MSPB hasn't had a quorum in more than four years, but Republicans may push for further delay until a member of their party is nominated.

President Biden on Wednesday nominated an Interior Department career official to sit on the panel tasked with enforcing civil service protections, creating an opening for the agency to finally resume normal operations after years of dysfunction. 

Biden tapped Ray Limon, currently the deputy assistant secretary for human capital and diversity at Interior, to serve as vice chair of the Merit Systems Protection Board. Limon’s nomination follows the president’s selection of Cathy Harris, an attorney with experience in federal employment law, to chair the board. The confirmation of both Limon and Harris would restore a quorum at MSPB for the first time since January 2017. The board has not had any Senate-confirmed members on its three-person central board since February 2019. 

MSPB has long bemoaned its lack of a quorum, noting it has far-ranging negative impacts on its mission. The board is facing an unprecedented backlog of more than 3,000 cases pending before its central panel. 

“While MSPB employees have been remarkably focused in continuing the agency’s work despite the challenges, there is no question we look forward to the arrival of new board members,” Tristan Leavitt, the agency’s executive director, wrote in January in MSPB’s annual report. “In order to fully perform its mission and successfully face new challenges that lie ahead, MSPB needs a board quorum.”

In addition to the appeals stuck in a holding pattern, MSPB cannot issue its normal reports on the civil service or clarify new laws or Office of Personnel Management regulations for its administrative judges. MSPB noted it has yet to rule on the impact of applicant assessments and human capital review changes, for example. Recent court rulings and statutory changes affecting civil service policy “are likely to affect MSPB’s appeals workload, the need to change MSPB procedures, and to require additional MSPB resources,” the agency said.

Limon is a member of the Senior Executive Service and previously served at the State Department in civil service human resources management and as the chief human capital officer at AmeriCorps. He has chaired the Small Agency Human Resources Council and worked at OPM as the Office of Administrative Law Judges director. 

An aide to the Senate Homeland Security and Governmental Affairs Committee, which will have to sign off on Biden’s nominees, pledged swift action. 

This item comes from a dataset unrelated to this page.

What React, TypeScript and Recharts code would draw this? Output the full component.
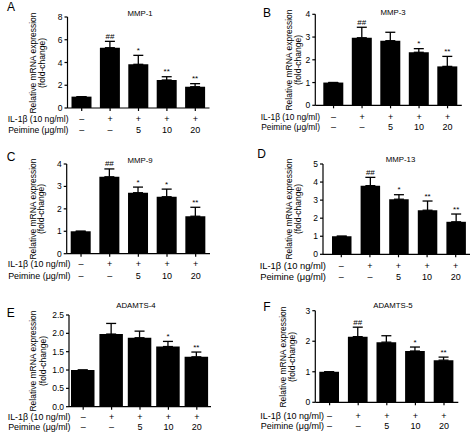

“Our goal is to set a hearing as quickly as possible so MSPB can have a fully functioning board again,” the aide said. 

Typically, MSPB nominees are moved as a package on a bipartisan basis. Only two appointees for the three slots can be members of the same party, which may give Republicans cause to hold up Limon and Harris’ nominations until their selection can also receive a vote. President Trump previously nominated three individuals to serve on the board, but they never received a vote on the Senate floor despite two of them winning approval at the committee level. Trump renominated Dennis Kirk to sit on the board shortly before leaving office, but Biden quickly rescinded the nomination after his inauguration.

Federal employee and other groups have for years pushed for a confirmed MSPB panel, with some observers noting agencies typically win before the board and therefore it would be in the government’s interest to move the 3,000 backlogged cases through the system. Whistleblower advocates have also decried the vacancies, as the empty central board has left the agency unable to intervene in cases in which whistleblowers are facing retaliation. 

In the meantime, the challenges awaiting board members once confirmed are only likely to grow. The agency is anticipating a potential uptick in appeals as a result of the COVID-19 pandemic, noting it could lead to reductions in force or prohibited personnel practices resulting from policies over telework eligibility, returning to offices and safety protocols. Toward the end of the Trump administration, agencies—citing a 2018 Supreme Court ruling—began arguing the board's administrative judges did not have the authority to rule on cases due to the manner in which they were appointed. Some judges, citing the lack of guidance from MSPB's non-existent central board, punted on issuing a ruling on those cases until a federal court could intervene.